begin Provided records
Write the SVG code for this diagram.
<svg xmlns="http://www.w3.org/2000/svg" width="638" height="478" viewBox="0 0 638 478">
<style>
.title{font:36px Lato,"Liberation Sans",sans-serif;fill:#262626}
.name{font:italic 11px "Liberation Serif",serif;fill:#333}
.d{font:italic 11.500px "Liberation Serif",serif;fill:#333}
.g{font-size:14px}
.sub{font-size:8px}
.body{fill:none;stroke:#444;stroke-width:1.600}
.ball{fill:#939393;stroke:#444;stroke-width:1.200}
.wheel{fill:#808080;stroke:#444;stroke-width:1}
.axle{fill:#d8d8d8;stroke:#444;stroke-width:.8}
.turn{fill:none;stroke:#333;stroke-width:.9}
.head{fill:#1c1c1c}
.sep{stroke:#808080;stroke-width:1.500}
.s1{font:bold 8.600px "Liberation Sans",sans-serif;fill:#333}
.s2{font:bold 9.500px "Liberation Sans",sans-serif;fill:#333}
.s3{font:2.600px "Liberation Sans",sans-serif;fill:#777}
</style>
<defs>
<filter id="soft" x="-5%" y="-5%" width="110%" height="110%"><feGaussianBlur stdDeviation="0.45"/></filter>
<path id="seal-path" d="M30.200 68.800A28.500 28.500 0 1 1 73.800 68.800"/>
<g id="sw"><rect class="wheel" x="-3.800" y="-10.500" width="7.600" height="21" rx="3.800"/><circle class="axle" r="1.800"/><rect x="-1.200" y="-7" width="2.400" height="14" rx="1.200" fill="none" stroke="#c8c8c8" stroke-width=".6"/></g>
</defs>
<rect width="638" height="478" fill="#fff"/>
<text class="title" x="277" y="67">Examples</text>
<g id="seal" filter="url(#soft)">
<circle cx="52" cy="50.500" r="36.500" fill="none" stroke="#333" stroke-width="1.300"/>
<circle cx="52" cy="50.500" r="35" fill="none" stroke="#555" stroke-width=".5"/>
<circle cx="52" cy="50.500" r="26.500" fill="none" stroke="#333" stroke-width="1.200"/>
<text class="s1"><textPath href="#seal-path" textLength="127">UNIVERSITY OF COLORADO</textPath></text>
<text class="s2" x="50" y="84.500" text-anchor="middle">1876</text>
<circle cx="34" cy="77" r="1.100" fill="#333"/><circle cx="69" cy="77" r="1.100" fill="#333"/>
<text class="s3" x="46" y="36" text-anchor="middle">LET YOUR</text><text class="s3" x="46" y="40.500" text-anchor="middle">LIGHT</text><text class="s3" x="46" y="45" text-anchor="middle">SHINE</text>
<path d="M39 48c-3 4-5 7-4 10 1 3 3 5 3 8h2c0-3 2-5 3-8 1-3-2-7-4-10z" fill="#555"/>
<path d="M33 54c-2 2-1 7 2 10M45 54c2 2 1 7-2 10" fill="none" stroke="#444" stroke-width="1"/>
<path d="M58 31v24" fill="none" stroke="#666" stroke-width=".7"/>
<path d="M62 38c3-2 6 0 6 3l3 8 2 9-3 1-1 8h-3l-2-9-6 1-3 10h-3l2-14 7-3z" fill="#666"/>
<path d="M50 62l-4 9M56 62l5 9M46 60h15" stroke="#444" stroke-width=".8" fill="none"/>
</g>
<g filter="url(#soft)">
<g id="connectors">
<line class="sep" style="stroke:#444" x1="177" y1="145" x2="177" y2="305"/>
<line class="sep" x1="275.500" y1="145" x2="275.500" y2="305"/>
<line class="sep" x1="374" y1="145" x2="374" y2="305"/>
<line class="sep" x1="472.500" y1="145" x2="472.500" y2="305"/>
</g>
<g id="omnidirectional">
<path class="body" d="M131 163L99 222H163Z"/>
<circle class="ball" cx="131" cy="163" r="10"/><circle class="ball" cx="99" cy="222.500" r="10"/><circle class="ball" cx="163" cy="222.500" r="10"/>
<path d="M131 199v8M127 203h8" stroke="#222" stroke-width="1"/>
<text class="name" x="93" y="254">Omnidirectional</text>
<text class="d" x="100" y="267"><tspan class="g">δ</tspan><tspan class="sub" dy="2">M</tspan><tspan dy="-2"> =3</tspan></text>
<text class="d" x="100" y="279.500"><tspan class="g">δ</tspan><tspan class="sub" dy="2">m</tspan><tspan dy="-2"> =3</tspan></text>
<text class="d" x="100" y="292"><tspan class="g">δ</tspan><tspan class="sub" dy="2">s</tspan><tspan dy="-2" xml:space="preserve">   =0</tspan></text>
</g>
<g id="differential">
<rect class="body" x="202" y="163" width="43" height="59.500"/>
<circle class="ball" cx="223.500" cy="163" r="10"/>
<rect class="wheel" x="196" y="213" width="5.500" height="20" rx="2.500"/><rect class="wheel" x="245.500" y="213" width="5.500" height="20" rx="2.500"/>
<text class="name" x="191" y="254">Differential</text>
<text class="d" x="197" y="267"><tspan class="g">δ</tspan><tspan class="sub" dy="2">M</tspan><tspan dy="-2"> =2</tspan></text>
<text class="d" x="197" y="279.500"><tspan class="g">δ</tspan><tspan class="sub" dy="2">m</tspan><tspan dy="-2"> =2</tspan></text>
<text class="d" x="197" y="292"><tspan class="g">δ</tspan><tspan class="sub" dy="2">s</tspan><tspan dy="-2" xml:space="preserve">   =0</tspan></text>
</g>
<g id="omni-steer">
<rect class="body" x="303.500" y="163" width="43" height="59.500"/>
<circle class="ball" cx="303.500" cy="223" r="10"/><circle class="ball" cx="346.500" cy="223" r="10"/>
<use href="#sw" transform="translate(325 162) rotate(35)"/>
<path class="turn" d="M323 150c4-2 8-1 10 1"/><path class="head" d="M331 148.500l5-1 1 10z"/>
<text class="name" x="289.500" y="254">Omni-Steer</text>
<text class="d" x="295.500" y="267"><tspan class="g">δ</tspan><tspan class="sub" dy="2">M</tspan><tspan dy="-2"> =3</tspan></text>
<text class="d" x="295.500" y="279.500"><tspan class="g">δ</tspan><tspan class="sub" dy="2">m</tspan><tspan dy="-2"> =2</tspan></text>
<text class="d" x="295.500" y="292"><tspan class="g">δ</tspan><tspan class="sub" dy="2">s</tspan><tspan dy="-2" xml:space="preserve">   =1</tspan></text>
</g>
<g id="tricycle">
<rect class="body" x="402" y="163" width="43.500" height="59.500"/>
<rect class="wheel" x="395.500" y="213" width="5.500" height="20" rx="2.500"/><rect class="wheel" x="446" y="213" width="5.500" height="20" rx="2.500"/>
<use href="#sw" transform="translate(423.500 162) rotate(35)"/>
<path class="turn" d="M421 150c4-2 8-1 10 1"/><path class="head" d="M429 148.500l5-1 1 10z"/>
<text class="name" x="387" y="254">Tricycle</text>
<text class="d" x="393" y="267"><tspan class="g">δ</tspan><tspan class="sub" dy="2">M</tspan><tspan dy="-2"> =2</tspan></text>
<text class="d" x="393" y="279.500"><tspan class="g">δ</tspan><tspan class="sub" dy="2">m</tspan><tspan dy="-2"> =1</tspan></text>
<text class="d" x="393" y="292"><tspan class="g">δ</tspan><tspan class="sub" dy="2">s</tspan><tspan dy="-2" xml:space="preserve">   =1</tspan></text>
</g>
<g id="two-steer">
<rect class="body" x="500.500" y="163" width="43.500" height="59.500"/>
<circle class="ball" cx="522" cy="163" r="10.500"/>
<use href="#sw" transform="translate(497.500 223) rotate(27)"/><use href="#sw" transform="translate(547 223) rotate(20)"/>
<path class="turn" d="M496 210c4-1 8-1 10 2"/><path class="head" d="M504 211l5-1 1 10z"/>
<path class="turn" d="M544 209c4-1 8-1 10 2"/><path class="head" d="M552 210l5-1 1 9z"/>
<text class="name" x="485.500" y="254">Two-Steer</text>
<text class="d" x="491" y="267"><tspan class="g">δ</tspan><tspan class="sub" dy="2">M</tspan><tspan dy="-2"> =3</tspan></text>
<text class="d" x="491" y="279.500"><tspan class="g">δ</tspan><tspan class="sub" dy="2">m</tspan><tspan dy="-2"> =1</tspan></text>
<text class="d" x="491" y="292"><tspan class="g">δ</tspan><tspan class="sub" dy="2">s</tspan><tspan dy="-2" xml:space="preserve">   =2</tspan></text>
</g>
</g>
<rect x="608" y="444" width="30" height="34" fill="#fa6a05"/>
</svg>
end Provided records
begin Provided records
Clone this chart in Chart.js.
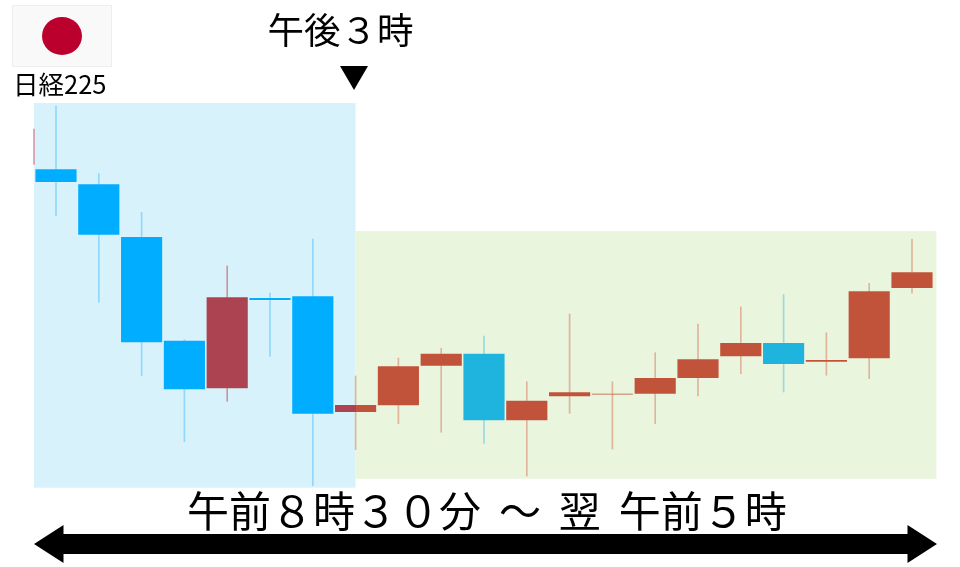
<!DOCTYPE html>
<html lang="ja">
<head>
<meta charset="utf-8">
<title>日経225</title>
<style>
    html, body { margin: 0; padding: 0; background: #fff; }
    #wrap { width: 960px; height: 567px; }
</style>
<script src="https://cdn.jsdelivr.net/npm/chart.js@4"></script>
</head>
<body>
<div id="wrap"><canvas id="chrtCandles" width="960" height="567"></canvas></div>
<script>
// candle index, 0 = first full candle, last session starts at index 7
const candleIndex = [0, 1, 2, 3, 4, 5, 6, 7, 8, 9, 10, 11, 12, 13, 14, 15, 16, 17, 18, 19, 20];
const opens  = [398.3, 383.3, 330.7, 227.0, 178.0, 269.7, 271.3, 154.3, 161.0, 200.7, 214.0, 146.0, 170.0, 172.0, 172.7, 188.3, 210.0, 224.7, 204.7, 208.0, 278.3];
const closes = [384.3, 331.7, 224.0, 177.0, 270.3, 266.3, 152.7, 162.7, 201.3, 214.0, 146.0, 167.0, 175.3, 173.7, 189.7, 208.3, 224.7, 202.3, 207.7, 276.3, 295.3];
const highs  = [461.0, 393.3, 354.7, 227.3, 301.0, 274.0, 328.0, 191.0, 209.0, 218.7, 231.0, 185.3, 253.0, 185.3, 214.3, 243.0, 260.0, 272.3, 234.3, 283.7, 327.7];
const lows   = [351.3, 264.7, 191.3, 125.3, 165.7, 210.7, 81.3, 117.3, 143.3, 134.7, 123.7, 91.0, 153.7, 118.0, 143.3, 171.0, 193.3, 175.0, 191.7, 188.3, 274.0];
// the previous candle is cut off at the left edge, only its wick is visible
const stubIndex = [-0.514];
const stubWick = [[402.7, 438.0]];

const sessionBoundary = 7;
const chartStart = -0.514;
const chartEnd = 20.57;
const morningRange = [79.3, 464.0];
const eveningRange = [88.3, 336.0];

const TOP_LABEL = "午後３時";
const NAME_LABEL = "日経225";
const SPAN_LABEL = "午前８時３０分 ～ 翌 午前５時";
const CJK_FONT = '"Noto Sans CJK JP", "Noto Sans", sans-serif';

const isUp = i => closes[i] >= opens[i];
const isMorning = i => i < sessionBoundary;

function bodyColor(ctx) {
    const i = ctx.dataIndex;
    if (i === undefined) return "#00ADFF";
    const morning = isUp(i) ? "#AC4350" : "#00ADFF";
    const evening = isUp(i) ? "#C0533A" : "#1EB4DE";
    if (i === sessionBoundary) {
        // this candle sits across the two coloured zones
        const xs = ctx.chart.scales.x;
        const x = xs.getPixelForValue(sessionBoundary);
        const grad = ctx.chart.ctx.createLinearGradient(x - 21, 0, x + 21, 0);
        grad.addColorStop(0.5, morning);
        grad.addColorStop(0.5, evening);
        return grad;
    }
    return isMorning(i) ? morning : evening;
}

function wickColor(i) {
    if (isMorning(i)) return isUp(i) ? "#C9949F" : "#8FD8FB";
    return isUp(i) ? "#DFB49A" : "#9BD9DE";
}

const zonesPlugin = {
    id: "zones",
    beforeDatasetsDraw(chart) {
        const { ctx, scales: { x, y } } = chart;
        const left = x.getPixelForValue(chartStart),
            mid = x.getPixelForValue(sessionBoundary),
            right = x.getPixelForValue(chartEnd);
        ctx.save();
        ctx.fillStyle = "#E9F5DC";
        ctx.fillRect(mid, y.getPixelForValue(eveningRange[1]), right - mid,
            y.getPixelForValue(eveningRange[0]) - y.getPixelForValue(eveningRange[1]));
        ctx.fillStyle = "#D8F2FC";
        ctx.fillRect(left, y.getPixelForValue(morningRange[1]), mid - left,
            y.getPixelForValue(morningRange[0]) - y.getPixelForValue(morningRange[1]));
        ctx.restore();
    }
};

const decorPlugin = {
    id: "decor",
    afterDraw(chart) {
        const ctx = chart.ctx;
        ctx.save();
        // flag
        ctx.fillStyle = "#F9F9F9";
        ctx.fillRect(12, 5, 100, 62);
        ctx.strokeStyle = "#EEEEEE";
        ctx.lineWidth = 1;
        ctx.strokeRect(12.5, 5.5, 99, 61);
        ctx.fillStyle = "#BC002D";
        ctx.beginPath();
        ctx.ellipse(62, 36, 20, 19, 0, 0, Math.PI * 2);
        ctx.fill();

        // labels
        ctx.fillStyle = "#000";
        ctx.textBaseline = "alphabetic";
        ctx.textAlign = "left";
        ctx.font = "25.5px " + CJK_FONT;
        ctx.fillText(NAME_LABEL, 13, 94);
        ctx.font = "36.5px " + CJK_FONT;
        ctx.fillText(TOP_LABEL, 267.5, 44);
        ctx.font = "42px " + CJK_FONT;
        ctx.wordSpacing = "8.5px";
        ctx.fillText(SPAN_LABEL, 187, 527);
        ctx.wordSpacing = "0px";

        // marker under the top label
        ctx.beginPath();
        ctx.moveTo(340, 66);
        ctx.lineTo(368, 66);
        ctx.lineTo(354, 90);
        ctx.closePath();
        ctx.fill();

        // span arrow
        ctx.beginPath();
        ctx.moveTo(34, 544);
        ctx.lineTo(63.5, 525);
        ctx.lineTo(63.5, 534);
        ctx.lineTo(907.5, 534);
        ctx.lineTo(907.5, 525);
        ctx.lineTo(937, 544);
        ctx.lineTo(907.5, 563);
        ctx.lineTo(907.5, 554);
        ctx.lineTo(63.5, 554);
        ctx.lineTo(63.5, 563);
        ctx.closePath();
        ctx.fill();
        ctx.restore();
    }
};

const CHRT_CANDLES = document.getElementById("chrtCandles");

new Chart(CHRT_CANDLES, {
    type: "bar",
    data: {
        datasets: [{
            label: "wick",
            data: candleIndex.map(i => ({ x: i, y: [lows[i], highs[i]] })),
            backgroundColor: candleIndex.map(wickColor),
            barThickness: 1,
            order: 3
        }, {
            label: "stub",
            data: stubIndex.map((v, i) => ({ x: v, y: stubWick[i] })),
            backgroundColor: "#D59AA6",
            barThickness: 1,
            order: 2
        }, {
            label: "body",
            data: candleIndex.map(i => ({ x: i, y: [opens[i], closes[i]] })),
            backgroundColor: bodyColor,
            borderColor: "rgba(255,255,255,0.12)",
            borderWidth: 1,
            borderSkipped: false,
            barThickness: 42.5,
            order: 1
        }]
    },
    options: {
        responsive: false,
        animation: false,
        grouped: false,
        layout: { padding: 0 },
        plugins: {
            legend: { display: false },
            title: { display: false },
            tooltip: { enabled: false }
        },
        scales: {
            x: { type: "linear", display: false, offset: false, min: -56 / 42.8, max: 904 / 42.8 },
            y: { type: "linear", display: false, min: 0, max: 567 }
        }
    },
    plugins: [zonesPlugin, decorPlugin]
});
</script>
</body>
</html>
end Provided records
▸ Work to do: Scan the material above. Copy each line where "this" occurs.

▸ Task solution:
Write the SVG code for this diagram.
Clone this chart in Chart.js.
        // this candle sits across the two coloured zones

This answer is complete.